Deep Dive: How the Court Reached Its Decision
Court's Analysis of Indemnity Agreement
The court began its reasoning by examining the Indemnity Agreement executed between Star Insurance Company and Reginella Construction Company, Ltd, along with individual indemnitors Joseph and Donna Reginella. The court noted that the indemnity obligations specifically pertained to bonds issued for Reginella Ltd, thus limiting the scope of indemnification. Since the Performance and Payment Bonds at issue identified only RCC as the principal, the court determined that Reginella Ltd and the Reginellas could not be held liable under the terms of the Indemnity Agreement. The court further emphasized that a party cannot be bound by a contract unless they are a signatory, which was not the case for the defendants regarding the Bonds. This lack of contractual obligation effectively precluded Star's claims against them based on the Indemnity Agreement.
Rejection of Implied-In-Law Indemnification
In addressing Count II, the court noted that Star's claim for implied-in-law exoneration and indemnification also failed to establish a viable legal basis for recovery. The court pointed out that Pennsylvania law recognizes indemnification only in specific circumstances: either through an express contract or in cases of primary versus secondary liability. The absence of an express agreement obligating the defendants to indemnify Star for losses related to the Bonds was critical. The court found no facts that would suggest a relationship of primary and secondary liability between the parties, which would typically support a claim for indemnification. Consequently, the court ruled that Star's claim for implied-in-law indemnification lacked sufficient legal grounding.
Analysis of Conversion Claim
The court then analyzed Count III, where Star alleged conversion based on the defendants' use of funds received from the School District. The court defined conversion under Pennsylvania law and noted that it involves the deprivation of another's property rights without consent.
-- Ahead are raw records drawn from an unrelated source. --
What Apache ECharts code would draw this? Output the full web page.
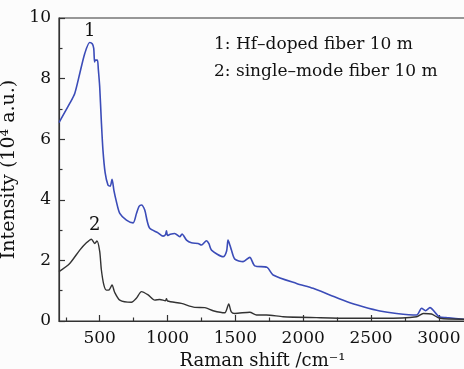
<!DOCTYPE html>
<html><head><meta charset="utf-8">
<script src="https://cdn.jsdelivr.net/npm/echarts@6/dist/echarts.min.js"></script>
<style>html,body{margin:0;padding:0;background:#fcfcfc}#c{width:464px;height:369px}</style>
</head><body><div id="c"></div>
<script>
// Series 1: Hf-doped fiber 10 m
const hfShift = [200,279,316,353,390,426,445,456,462,468,483,490,500,512,524,540,561,578,591,605,623,648,697,746,771,790,808,832,850,869,930,967,985,992,1000,1020,1053,1090,1107,1140,1176,1225,1250,1287,1305,1324,1410,1435,1446,1460,1471,1496,1557,1606,1643,1734,1778,1951,2073,2196,2319,2442,2565,2688,2836,2873,2902,2934,3002,3057,3200];
const hfValue = [6.55,7.18,7.51,8.17,8.83,9.19,9.15,9.0,8.55,8.61,8.61,8.3,7.73,6.6,5.64,4.9,4.49,4.45,4.68,4.3,3.94,3.55,3.33,3.24,3.55,3.78,3.83,3.66,3.3,3.06,2.91,2.8,2.85,2.98,2.82,2.86,2.89,2.78,2.87,2.67,2.58,2.56,2.51,2.65,2.55,2.34,2.12,2.3,2.67,2.5,2.34,2.04,1.96,2.1,1.82,1.77,1.52,1.24,1.08,0.86,0.64,0.47,0.33,0.25,0.2,0.42,0.34,0.44,0.14,0.11,0.05];
// Series 2: single-mode fiber 10 m
const smShift = [200,279,353,402,439,463,480,500,512,530,549,570,591,610,648,734,770,808,857,906,943,985,992,1000,1102,1201,1275,1336,1422,1451,1470,1496,1606,1656,1729,1852,2098,2344,2590,2836,2885,2946,3007,3200];
const smValue = [1.63,1.9,2.34,2.58,2.7,2.56,2.64,2.3,1.7,1.2,1.02,1.03,1.19,0.95,0.69,0.62,0.75,0.97,0.86,0.69,0.71,0.67,0.74,0.66,0.58,0.45,0.44,0.34,0.27,0.56,0.3,0.25,0.29,0.2,0.2,0.14,0.11,0.09,0.09,0.14,0.25,0.23,0.09,0.06];
const xMajor = [500,1000,1500,2000,2500,3000];
const xMinor = [250,750,1250,1750,2250,2750];
const legendLines = ['1: Hf\u2013doped fiber 10 m','2: single\u2013mode fiber 10 m'];

const F = 'DejaVu Serif';
const chart = echarts.init(document.getElementById('c'));
const pair = (xs, ys) => xs.map((x,i)=>[x, ys[i]]);
chart.setOption({
  backgroundColor:'#fcfcfc',
  animation:false,
  grid:{left:59,top:18,right:-2,bottom:48,outerBoundsMode:'none',containLabel:false,show:true,borderColor:'#333',borderWidth:1.2,backgroundColor:'transparent'},
  xAxis:[{
    type:'value',min:200,max:3200,
    name:'Raman shift /cm\u207B\u00B9',nameLocation:'middle',nameGap:25,
    nameTextStyle:{fontFamily:F,fontSize:18,color:'#111'},
    axisLine:{lineStyle:{color:'#333',width:1.2}},
    axisTick:{inside:true,length:6,customValues:xMajor,lineStyle:{color:'#333',width:1.2}},
    axisLabel:{customValues:xMajor,formatter:v=>String(v),fontFamily:F,fontSize:17,color:'#111',margin:9},
    splitLine:{show:false}
  },{
    type:'value',min:200,max:3200,position:'bottom',
    axisLine:{show:false},
    axisTick:{inside:true,length:3.5,customValues:xMinor,lineStyle:{color:'#333',width:1.2}},
    axisLabel:{show:false},splitLine:{show:false}
  }],
  yAxis:{
    type:'value',min:0,max:10,interval:2,
    name:'Intensity (10\u2074 a.u.)',nameLocation:'middle',nameGap:33,
    nameTextStyle:{fontFamily:F,fontSize:19,color:'#111'},
    axisLine:{show:true,lineStyle:{color:'#333',width:1.2}},
    axisTick:{inside:true,length:6,lineStyle:{color:'#333',width:1.2}},
    minorTick:{show:true,splitNumber:2,length:3.5,lineStyle:{color:'#333',width:1.2}},
    axisLabel:{fontFamily:F,fontSize:17,color:'#111',margin:8},
    splitLine:{show:false}
  },
  series:[
    {type:'line',data:pair(hfShift,hfValue),xAxisIndex:0,showSymbol:false,smooth:0.25,
     lineStyle:{color:'#3b4cb8',width:1.6},itemStyle:{color:'#3b4cb8'}},
    {type:'line',data:pair(smShift,smValue),xAxisIndex:0,showSymbol:false,smooth:0.25,
     lineStyle:{color:'#333',width:1.4},itemStyle:{color:'#333'}}
  ],
  graphic:[
    {type:'text',left:84,top:22,style:{text:'1',fontFamily:F,fontSize:18,fill:'#111'}},
    {type:'text',left:89,top:216,style:{text:'2',fontFamily:F,fontSize:18,fill:'#111'}},
    {type:'text',left:214,top:36,style:{text:legendLines[0],fontFamily:F,fontSize:17,fill:'#111'}},
    {type:'text',left:214,top:63,style:{text:legendLines[1],fontFamily:F,fontSize:17,fill:'#111'}}
  ]
});
</script></body></html>
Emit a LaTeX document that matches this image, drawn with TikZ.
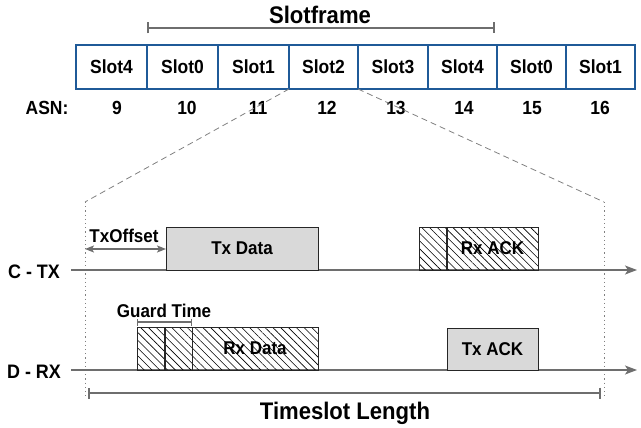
\documentclass[tikz,border=0pt]{standalone}
\usepackage{fontspec}
\setmainfont{Liberation Sans}[FakeStretch=0.92]
\usetikzlibrary{arrows.meta,patterns.meta}
\definecolor{slotblue}{RGB}{31,90,152}
\definecolor{boxgray}{RGB}{217,217,217}
\definecolor{axisgray}{RGB}{110,110,110}
\begin{document}
\begin{tikzpicture}[x=1pt,y=-1pt,
  lbl/.style={font=\bfseries\fontsize{18.5}{18.5}\selectfont, inner sep=0pt},
  numlbl/.style={font=\bfseries\fontsize{19}{19}\selectfont, inner sep=0pt},
  slot/.style={draw=slotblue, line width=1.8pt, fill=white, inner sep=0pt, outer sep=0pt, minimum height=44pt, font=\bfseries\fontsize{19}{19}\selectfont},
  graybox/.style={draw=black!85, line width=0.9pt, fill=boxgray, inner sep=0pt, outer sep=0pt, anchor=south west},
  hatchbox/.style={draw=black!85, line width=0.9pt, pattern={Lines[angle=-45,distance=5.5pt,line width=0.6pt]}, inner sep=0pt, outer sep=0pt, anchor=south west},
  axis/.style={draw=axisgray, line width=1.3pt, -{Stealth[length=12pt,width=9pt,inset=3pt]}},
  bracket/.style={draw=axisgray, line width=2pt, {Bar[width=11pt]}-{Bar[width=11pt]}},
  zoomline/.style={draw=gray, line width=0.8pt, dash pattern=on 6pt off 4pt},
  dotline/.style={draw=gray, line width=0.8pt, dash pattern=on 1.2pt off 3pt}]
\useasboundingbox (0,0) rectangle (641,428);

% slot row
\foreach \l/\r/\t [count=\i] in {76/147/Slot4, 147/218/Slot0, 218/289/Slot1, 289/358/Slot2, 358/428/Slot3, 428/497/Slot4, 497/566/Slot0, 566/635/Slot1} {
  \node[slot, minimum width={(\r-\l)*1pt}] (s\i) at ({(\l+\r)/2},67) {\t};
}
\foreach \x/\n [count=\i] in {117/9, 187/10, 258/11, 327/12, 396/13, 464/14, 532/15, 600/16} {
  \node[numlbl] (a\i) at (\x,108) {\n};
}
\node[numlbl] (asn) at (47,108) {ASN:};

% slotframe bracket
\coordinate (sfL) at (147,28);
\coordinate (sfR) at (495,28);
\draw[bracket] (sfL) -- (sfR);
\node[font=\bfseries\fontsize{24}{24}\selectfont, inner sep=0pt] (sf) at (320,15) {Slotframe};

% zoom lines
\coordinate (zL) at (85,202);
\coordinate (zR) at (604,202);
\coordinate (zLb) at (85,397);
\coordinate (zRb) at (604,397);
\draw[zoomline] (s4.south west) -- (zL);
\draw[zoomline] (s4.south east) -- (zR);
\draw[dotline] (zL) -- (zLb);
\draw[dotline] (zR) -- (zRb);

% axes
\coordinate (c0) at (71,270);
\coordinate (c1) at (637,270);
\coordinate (d0) at (71,370);
\coordinate (d1) at (637,370);
\draw[axis] (c0) -- (c1);
\draw[axis] (d0) -- (d1);
\node[font=\bfseries\fontsize{19.5}{19.5}\selectfont, inner sep=0pt] (ctx) at (34,272) {C - TX};
\node[font=\bfseries\fontsize{19.5}{19.5}\selectfont, inner sep=0pt] (drx) at (34,372) {D - RX};

% C-TX boxes
\node[graybox, minimum width=152pt, minimum height=43pt] (txdata) at (166,270) {};
\node[lbl] at (txdata.center) {Tx Data};
\node[hatchbox, minimum width=27pt, minimum height=43pt] (rxg) at (419,270) {};
\node[hatchbox, minimum width=91pt, minimum height=43pt] (rxack) at (447,270) {};
\node[lbl] at (rxack.center) {Rx ACK};

% TxOffset
\coordinate (toL) at (85,249);
\draw[draw=axisgray, line width=1.3pt, {Stealth[length=9pt,width=7pt,inset=2pt]}-{Stealth[length=9pt,width=7pt,inset=2pt]}] (toL) -- (txdata.west |- toL);
\node[lbl] (txoff) at (124,236) {TxOffset};

% D-RX boxes
\node[hatchbox, minimum width=27pt, minimum height=43pt] (g1) at (137,370) {};
\node[hatchbox, minimum width=27pt, minimum height=43pt] (g2) at (165,370) {};
\node[hatchbox, minimum width=126pt, minimum height=43pt] (rxdata) at (192,370) {};
\node[lbl] at (rxdata.center) {Rx Data};
\node[graybox, minimum width=91pt, minimum height=42pt] (txack) at (447,370) {};
\node[lbl] at (txack.center) {Tx ACK};

% guard time
\coordinate (gtL) at (137,322);
\coordinate (gtR) at (192,322);
\draw[draw=axisgray, line width=1.2pt, {Bar[width=7pt]}-{Bar[width=7pt]}] (gtL) -- (gtR);
\node[lbl] (gt) at (164,311) {Guard Time};

% timeslot length
\coordinate (tsL) at (88,393);
\coordinate (tsR) at (601,393);
\draw[bracket] (tsL) -- (tsR);
\node[font=\bfseries\fontsize{24}{24}\selectfont, inner sep=0pt] (tsl) at (345,413) {Timeslot Length};
\end{tikzpicture}
\end{document}
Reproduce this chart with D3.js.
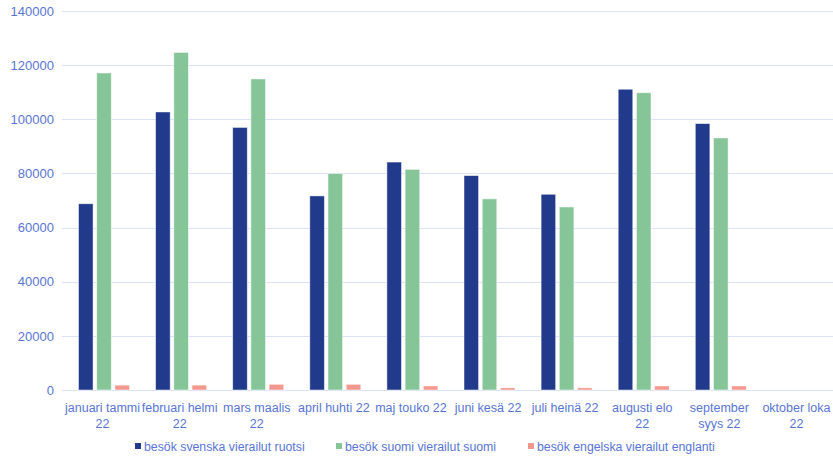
<!DOCTYPE html>
<html><head><meta charset="utf-8">
<script src="https://cdn.jsdelivr.net/npm/d3@7"></script>
<style>body{margin:0;background:#fff}svg{display:block}</style>
</head><body><svg id="c" width="833" height="458"></svg>
<script>
const categories = [["januari tammi","22"],["februari helmi","22"],["mars maalis","22"],["april huhti 22"],["maj touko 22"],["juni kesä 22"],["juli heinä 22"],["augusti elo","22"],["september","syys 22"],["oktober loka","22"]];
const seriesNames = ["besök svenska vierailut ruotsi","besök suomi vierailut suomi","besök engelska vierailut englanti"];
const svenska = [68800,102700,97000,71700,84200,79200,72300,111100,98400,0];
const suomi = [117100,124700,114900,80000,81500,70600,67600,109800,93100,0];
const engelska = [1800,1800,2100,2100,1500,800,800,1500,1500,0];
const yTicks = [0,20000,40000,60000,80000,100000,120000,140000];
const colors = ["#213a8c","#86c598","#f4978f"];

(function(){
const svg = d3.select("#c");
const textColor = "#5875d6";
const font = "Liberation Sans, Arial, sans-serif";
const mLeft = 62, mRight = 833, mTop = 11, mBottom = 390;
const x = d3.scaleBand().domain(d3.range(categories.length)).range([mLeft, mRight]).paddingInner(0).paddingOuter(0);
const y = d3.scaleLinear().domain([0,140000]).range([mBottom, mTop]);
const data = [svenska, suomi, engelska];

svg.append("g").selectAll("line").data(yTicks).join("line")
  .attr("x1", mLeft).attr("x2", mRight)
  .attr("y1", d=>Math.round(y(d))+0.5).attr("y2", d=>Math.round(y(d))+0.5)
  .attr("stroke", "#dce2f6").attr("stroke-width", 1);

const yAxis = d3.axisLeft(y).tickValues(yTicks).tickSize(0).tickPadding(8).tickFormat(d=>String(d));
const ya = svg.append("g").attr("transform", `translate(${mLeft},0)`).call(yAxis);
ya.select(".domain").remove();
ya.selectAll("text").attr("fill", textColor).style("font-family", font).style("font-size","13px");

const inner = d3.scaleBand().domain([0,1,2]).range([0, 51]).paddingInner(0.2);
const gOff = 16.5;
data.forEach((s, si) => {
  svg.append("g").selectAll("rect").data(s).join("rect")
    .attr("x", (d,i)=>x(i)+gOff+inner(si))
    .attr("width", inner.bandwidth())
    .attr("y", d=>y(d))
    .attr("height", d=>Math.max(0, y(0)-y(d)))
    .attr("fill", colors[si])
    .attr("stroke", "#fff").attr("stroke-opacity", 0.6).attr("stroke-width", 0.8);
});

const xl = svg.append("g");
categories.forEach((lines, i) => {
  const cx = x(i)+x.bandwidth()/2+2;
  const t = xl.append("text").attr("x", cx).attr("y", 412)
    .attr("text-anchor","middle").attr("fill", textColor)
    .style("font-family", font).style("font-size","12.5px");
  lines.forEach((ln, k) => t.append("tspan").attr("x", cx).attr("dy", k===0?0:15.5).text(ln));
});

const legX = [135, 336, 528];
seriesNames.forEach((n, i) => {
  svg.append("rect").attr("x", legX[i]).attr("y", 443).attr("width", 6).attr("height", 6).attr("fill", colors[i]);
  svg.append("text").attr("x", legX[i]+9).attr("y", 450.5).text(n).attr("fill", textColor)
    .style("font-family", font).style("font-size","12.3px");
});
})();
</script></body></html>
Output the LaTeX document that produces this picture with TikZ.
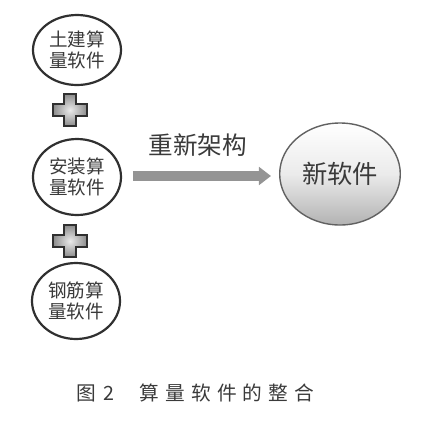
\documentclass[tikz,border=0pt]{standalone}
\usepackage{fontspec}
\newfontfamily\cjk{Noto Sans CJK SC}
\usetikzlibrary{shapes.geometric,arrows.meta,shadings}
\definecolor{encre}{HTML}{3A3A3A}
\definecolor{trait}{HTML}{303030}
\tikzset{
    logiciel/.style={ellipse, draw=trait, line width=0.55mm, minimum width=22mm,
      minimum height=19mm, inner sep=0pt, align=center, text=encre,
      font=\cjk\fontsize{13.2}{15.2}\selectfont},
    nouveau/.style={ellipse, draw=encre!80, line width=0.35mm, minimum width=27.5mm,
      minimum height=25.5mm, top color=white, bottom color=black!30, middle color=black!8,
      text=encre, font=\cjk\fontsize{18}{20}\selectfont},
    barre/.style={line width=2.6mm, draw=black!42,
      -{Triangle[width=4.4mm, length=3mm]}},
    pics/plus/.style={code={
      \draw[draw=trait, line width=0.45mm, inner color=black!8, outer color=black!45]
        (-6,-16) -- (6,-16) -- (6,-6) -- (17,-6) -- (17,6) -- (6,6) -- (6,16)
        -- (-6,16) -- (-6,6) -- (-17,6) -- (-17,-6) -- (-6,-6) -- cycle;
    }},
  }
\begin{document}
\begin{tikzpicture}[x=0.25mm, y=-0.25mm]
				  \useasboundingbox (0,0) rectangle (432,424);
				  %les trois logiciels
				  \node[logiciel, minimum height=17.5mm] (tujian) at (77,50) {土建算\\量软件};
				  \node[logiciel] (anzhuang) at (77,177) {安装算\\量软件};
				  \node[logiciel] (gangjin) at (76,301) {钢筋算\\量软件};
				  
				  \pic at (70,110) {plus};
				  \pic at (70,241) {plus};
				  
				  %nouveau logiciel
				  \node[nouveau] (xin) at (340,174) {新软件};
				  
				  \coordinate (depart) at (133,176);
				  \draw[barre, shorten >=2mm] (depart) -- (depart -| xin.west)
				    node[midway, above=2.3mm, xshift=-2mm, text=encre,
				      font=\cjk\fontsize{17.5}{19}\selectfont] (refonte) {重新架构};
				  
				  %legende
				  \node[text=encre, font=\cjk\fontsize{14}{16}\selectfont] (legende) at (195,393)
				    {图\hspace{1.8mm}2\hspace{6.5mm}算\hspace{1.5mm}量\hspace{1.5mm}软\hspace{1.5mm}件\hspace{1.5mm}的\hspace{1.5mm}整\hspace{1.5mm}合};
				  \end{tikzpicture}
\end{document}
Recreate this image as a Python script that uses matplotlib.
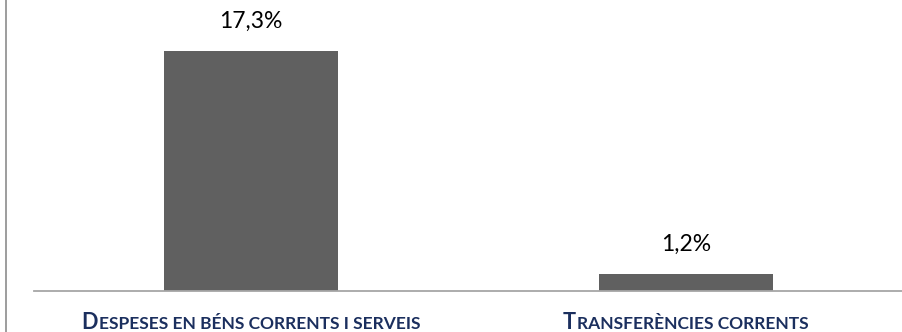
import matplotlib
matplotlib.use("Agg")
import matplotlib.pyplot as plt
from matplotlib.offsetbox import TextArea, HPacker, AnnotationBbox
from matplotlib.lines import Line2D

categories = ["Despeses en béns corrents i serveis", "Transferències corrents"]
values = [17.3, 1.2]
value_labels = ["17,3%", "1,2%"]

BAR = "#606060"
NAVY = "#1B2F5E"
AXIS = "#A6A6A6"
FONT = "Lato"

fig = plt.figure(figsize=(9.03, 3.32), dpi=100)
W, H = 903, 332
ax = fig.add_axes([34 / W, (H - 291) / H, (903 - 34) / W, 291 / H])

x = list(range(len(categories)))
ax.bar(x, values, width=0.4, color=BAR, zorder=2)
ax.set_xlim(-0.5, 1.5)
ax.set_ylim(0, 21)

for xi, v, lab in zip(x, values, value_labels):
    ax.annotate(lab, (xi, v), xytext=(0, 14), textcoords="offset points",
                ha="center", va="bottom", fontsize=16.5, family=FONT, color="black")

for s in ["top", "right", "left"]:
    ax.spines[s].set_visible(False)
ax.spines["bottom"].set_color(AXIS)
ax.spines["bottom"].set_linewidth(1.3)
ax.set_yticks([])
ax.set_xticks([])

# small-caps category labels
for xi, cat in zip(x, categories):
    first = cat[0].upper()
    rest = cat[1:].upper()
    t1 = TextArea(first, textprops=dict(fontsize=15.6, family=FONT, weight="bold", color=NAVY))
    t2 = TextArea(rest, textprops=dict(fontsize=12.5, family=FONT, weight="bold", color=NAVY))
    pack = HPacker(children=[t1, t2], align="baseline", pad=0, sep=1)
    ab = AnnotationBbox(pack, (xi, 0), xybox=(0, -15), xycoords="data",
                        boxcoords="offset points", frameon=False,
                        box_alignment=(0.5, 1.0), pad=0, annotation_clip=False)
    ax.add_artist(ab)

# chart-area border (left edge visible)
fig.add_artist(Line2D([6.5 / W, 6.5 / W], [0, 1], transform=fig.transFigure,
                      color="#8C8C8C", lw=1.2))

fig.savefig("out.png", dpi=100)
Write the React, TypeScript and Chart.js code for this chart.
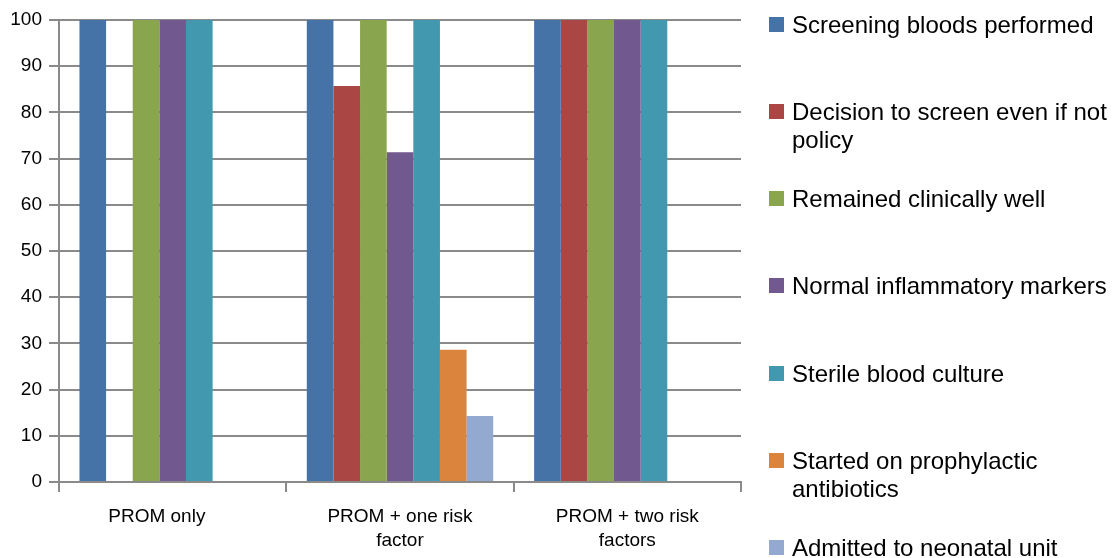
import React, { useEffect, useRef } from "react";
import { Chart, registerables } from "chart.js";

Chart.register(...registerables);

const categories: string[][] = [
  ["PROM only      "],
  ["PROM + one risk", "factor"],
  ["PROM + two risk", "factors"],
];

const seriesNames: string[] = [
  "Screening bloods performed",
  "Decision to screen even if not policy",
  "Remained clinically well",
  "Normal inflammatory markers",
  "Sterile blood culture",
  "Started on prophylactic antibiotics",
  "Admitted to neonatal unit",
];

const screeningBloods: (number | null)[] = [100, 100, 100];
const decisionToScreen: (number | null)[] = [null, 85.7, 100];
const remainedWell: (number | null)[] = [100, 100, 100];
const normalMarkers: (number | null)[] = [100, 71.4, 100];
const sterileCulture: (number | null)[] = [100, 100, 100];
const startedAntibiotics: (number | null)[] = [null, 28.6, null];
const admittedNeonatal: (number | null)[] = [null, 14.3, null];

const yTicks = { min: 0, max: 100, step: 10 };

const seriesValues = [
  screeningBloods,
  decisionToScreen,
  remainedWell,
  normalMarkers,
  sterileCulture,
  startedAntibiotics,
  admittedNeonatal,
];

const colors = ["#4572A7", "#AA4643", "#89A54E", "#71588F", "#4198AF", "#DB843D", "#93A9CF"];

const FONT = "'Liberation Sans', Arial, sans-serif";
const GRID = "#8a8a8a";

export default function App() {
  const ref = useRef<HTMLCanvasElement | null>(null);

  useEffect(() => {
    if (!ref.current) return;
    const chart = new Chart(ref.current, {
      type: "bar",
      data: {
        labels: categories as any,
        datasets: seriesNames.map((name, i) => ({
          label: name,
          data: seriesValues[i] as any,
          backgroundColor: colors[i],
          borderWidth: 0,
          categoryPercentage: 0.82,
          barPercentage: 1,
        })),
      },
      options: {
        responsive: false,
        animation: false,
        layout: { padding: { top: 20, right: 371, left: 0, bottom: 0 } },
        plugins: { legend: { display: false }, tooltip: { enabled: false } },
        scales: {
          x: {
            grid: {
              display: true,
              drawOnChartArea: false,
              drawTicks: true,
              tickLength: 10,
              color: GRID,
              lineWidth: 2,
              offset: true,
            },
            border: { display: true, color: GRID, width: 2 },
            ticks: {
              color: "#000",
              font: { family: FONT, size: 19, lineHeight: 1.3 },
              padding: 12,
              maxRotation: 0,
              autoSkip: false,
            },
            afterFit: (s: any) => {
              s.height = 76;
            },
          },
          y: {
            min: yTicks.min,
            max: yTicks.max,
            ticks: {
              stepSize: yTicks.step,
              color: "#000",
              font: { family: FONT, size: 19 },
              padding: 7,
            },
            grid: { color: GRID, lineWidth: 2, tickLength: 10 },
            border: { display: true, color: GRID, width: 2 },
            afterFit: (s: any) => {
              s.width = 59;
            },
          },
        },
      },
    });
    return () => chart.destroy();
  }, []);

  const baseTop = 10.7;
  const spacing = 87.2;

  return (
    <div
      style={{
        position: "fixed",
        left: 0,
        top: 0,
        width: 1112,
        height: 558,
        background: "#fff",
        overflow: "hidden",
        fontFamily: FONT,
      }}
    >
      <canvas ref={ref} width={1112} height={558} style={{ position: "absolute", left: 0, top: 0 }} />
      {seriesNames.map((name, i) => (
        <div
          key={name}
          style={{ position: "absolute", left: 769, top: baseTop + spacing * i, width: 343 }}
        >
          <div
            style={{
              position: "absolute",
              left: 0,
              top: 6,
              width: 15,
              height: 15,
              background: colors[i],
            }}
          />
          <div
            style={{
              position: "absolute",
              left: 23,
              top: 0,
              width: 318,
              fontSize: 24,
              lineHeight: "28px",
              color: "#000",
            }}
          >
            {name}
          </div>
        </div>
      ))}
    </div>
  );
}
However, the court concluded that the rights to the funds in question were established through a contractual relationship. As such, Star could not base a conversion claim on the same facts that constituted its breach of contract claim. The court referenced precedent indicating that conversion claims are disallowed when they arise from contractual rights, ultimately dismissing the conversion claim on these grounds.
Rejection of Enterprise Entity Theory
The court also addressed Star's attempt to hold Reginella Ltd and RCC jointly liable under the "enterprise entity theory." This theory posits that two entities can be treated as a single entity due to common control or shared business functions. However, the court noted that this theory had not been recognized in Pennsylvania law, which limited its applicability in the case at hand. The court observed that Star failed to demonstrate any basis for piercing the corporate veil, as it did not allege a parent-subsidiary relationship or the requisite control necessary to apply such a theory. Thus, Star's reliance on the enterprise entity theory to establish liability was rejected.
Conclusion of the Court
In conclusion, the court found that Star Insurance Company failed to articulate a plausible claim for relief against any of the defendants based on the established contractual framework. The court determined that because RCC was not a party to the Indemnity Agreement, it could not be held liable for indemnification. Similarly, Reginella Ltd and the Reginellas were dismissed from claims related to the Bonds, as the Indemnity Agreement did not extend to them. The court ultimately granted the defendants' motion to dismiss and dismissed Star's complaint with prejudice, reinforcing the principle that a party cannot be held liable under a contract without being a party to that contract.